(Art and words by Stormie Mills. Original in colour. Instagram @stormiemills )
Some days absolutely kick your arse, things go wrong, or worse just not quite right, seemingly one thing after the other, you feel like as the song says, “If it wasn’t for bad luck, I’d have no luck at all.” As the minutes tick past it feels like a grindstone on your will power and then the doorbell rings and it’s anxiety, but anxiety doesn’t bring anything. Anxiety is a thief. Those are the days you learn to breathe, those are the days where we are really tested. Those are the days you just get through, even the nights are long! The strongest people know where they have been broken, so there is tomorrow, bring it on, tomorrow we will fly again.
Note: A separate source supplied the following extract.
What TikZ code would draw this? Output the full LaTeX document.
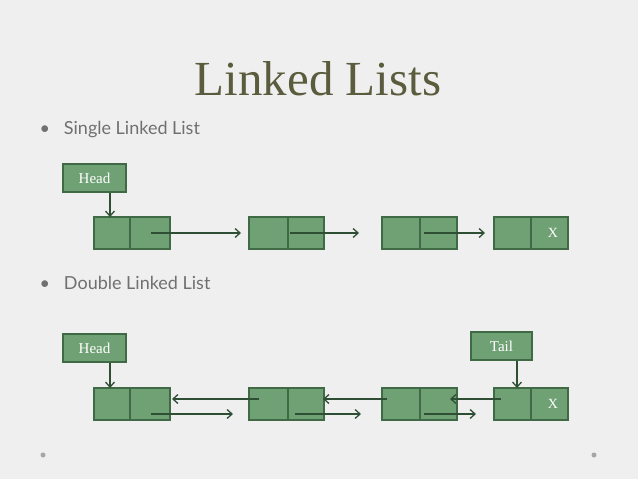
\documentclass[tikz,border=0pt]{standalone}
\usepackage{fontspec}
\setmainfont{Liberation Serif}
\newfontfamily\bulletfont{Lato}
\usetikzlibrary{arrows.meta}
\definecolor{bg}{HTML}{EFEFEF}
\definecolor{boxfill}{HTML}{6FA174}
\definecolor{boxline}{HTML}{3F6A45}
\definecolor{arr}{HTML}{2F4F34}
\definecolor{titlec}{HTML}{5B5B3D}
\definecolor{bulc}{HTML}{707070}
\tikzset{
  cell/.style={draw=boxline,fill=boxfill,line width=1.2pt},
  lab/.style={cell,minimum width=63pt,minimum height=28pt,inner sep=0pt,text=white,font=\fontsize{15}{17}\selectfont},
  link/.style={draw=arr,line width=1.3pt,-{Straight Barb[length=5pt,width=9pt]}},
  bul/.style={anchor=west,text=bulc,font=\bulletfont\fontsize{18}{21}\selectfont},
}
\begin{document}
\begin{tikzpicture}[x=1pt,y=-1pt]
\fill[bg] (0,0) rectangle (638,479);
\useasboundingbox (0,0) rectangle (638,479);
\fill[gray!70] (43,455) circle (2.5);
\fill[gray!70] (594,455) circle (2.5);
\node[text=titlec,font=\fontsize{49}{55}\selectfont] (title) at (318,79) {Linked Lists};
\node[bul] (b1) at (36,130) {•\hspace{14pt}Single Linked List};
\node[bul] (b2) at (36,283) {•\hspace{14pt}Double Linked List};
\foreach \n/\xa/\xm/\xb in {1/94/130/170,2/249/288/324,3/382/420/457,4/494/531/568}{
  \draw[cell] (\xa,217) rectangle (\xm,249);
  \draw[cell] (\xm,217) rectangle (\xb,249);
  \draw[cell] (\xa,388) rectangle (\xm,420);
  \draw[cell] (\xm,388) rectangle (\xb,420);
}
\node[text=white,font=\fontsize{14}{16}\selectfont] (x1) at (553,233) {X};
\node[text=white,font=\fontsize{14}{16}\selectfont] (x2) at (553,404) {X};
\node[lab] (head1) at (94.5,178) {Head};
\coordinate (h1t) at (110,217);
\draw[link] (head1.south -| h1t) -- (h1t);
\coordinate (p1) at (151,233); \coordinate (q1) at (241,233);
\coordinate (p2) at (290,233); \coordinate (q2) at (359,233);
\coordinate (p3) at (424,233); \coordinate (q3) at (485,233);
\draw[link] (p1) -- (q1);
\draw[link] (p2) -- (q2);
\draw[link] (p3) -- (q3);
\node[lab] (head2) at (94.5,348) {Head};
\node[lab,minimum width=61pt] (tail) at (501.5,346) {Tail};
\coordinate (h2t) at (110,388);
\coordinate (tt) at (517,388);
\draw[link] (head2.south -| h2t) -- (h2t);
\draw[link] (tail.south -| tt) -- (tt);
\coordinate (f1) at (151,414); \coordinate (g1) at (233,414);
\coordinate (f2) at (295,414); \coordinate (g2) at (361,414);
\coordinate (f3) at (424,414); \coordinate (g3) at (476,414);
\draw[link] (f1) -- (g1);
\draw[link] (f2) -- (g2);
\draw[link] (f3) -- (g3);
\coordinate (r1) at (259,399); \coordinate (t1) at (172,399);
\coordinate (r2) at (387,399); \coordinate (t2) at (323,399);
\coordinate (r3) at (501,399); \coordinate (t3) at (450,399);
\draw[link] (r1) -- (t1);
\draw[link] (r2) -- (t2);
\draw[link] (r3) -- (t3);
\end{tikzpicture}
\end{document}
She grew tired of being so nice.
Footnote story: When you’re a nice person who is caring, kind and considerate of other people’s feelings. It’s quite a blow when you come into contact with people who aren’t nice. Sometimes cruel and hurtful. Careless with their words – and the feelings of others. It can knock you flat.
But then you get back up and learn to be a bit more economical with your niceness. Careful about the amount of good energy you give to certain people and ensure it goes where it is safe,respected and appreciated. And when you feel how bad the opposite to nice feels, you realise just how important it is in the world.
(Clunk & Jam book 2019).
Up Above The World So High .
On the night you’ve gone to the dark, look to the black tinsel sky and see how small you really are. Let it shrink, for a moment, the swell of emotion that engulfs you, anchoring you in your small and fleeting space, so you can feel the splinter of time that holds you here until the next.
(From book, ‘Clunk & Jam’).
For anyone who has experienced overwhelming sense of hopelessness and despair, you’ll know how hard it is pull up out of that space. And it’s not always the ‘light’ that consoles us when in a dark space. This poem arrived at a time when in the grip of one of these moments and how taking myself outside into the dark night and looking up at the stars helped put things in to perspective. Offered reprieve and relief from the state of mind that gripped me ‘inside’. And for those supporting someone in a dark space, it may be helpful to know that you don’t necessarily have to make things ‘bright’, ‘light’ or ‘right’ to help someone. Sometimes just keeping them company, sitting quietly, can help to secure a line to something outside of the head space they feel lost and alone in.
The poem’s picture comes from the documentary film ‘Man on Wire’, about a French tightrope walker who strung a wire between the twin tower buildings in New York and did the impossible.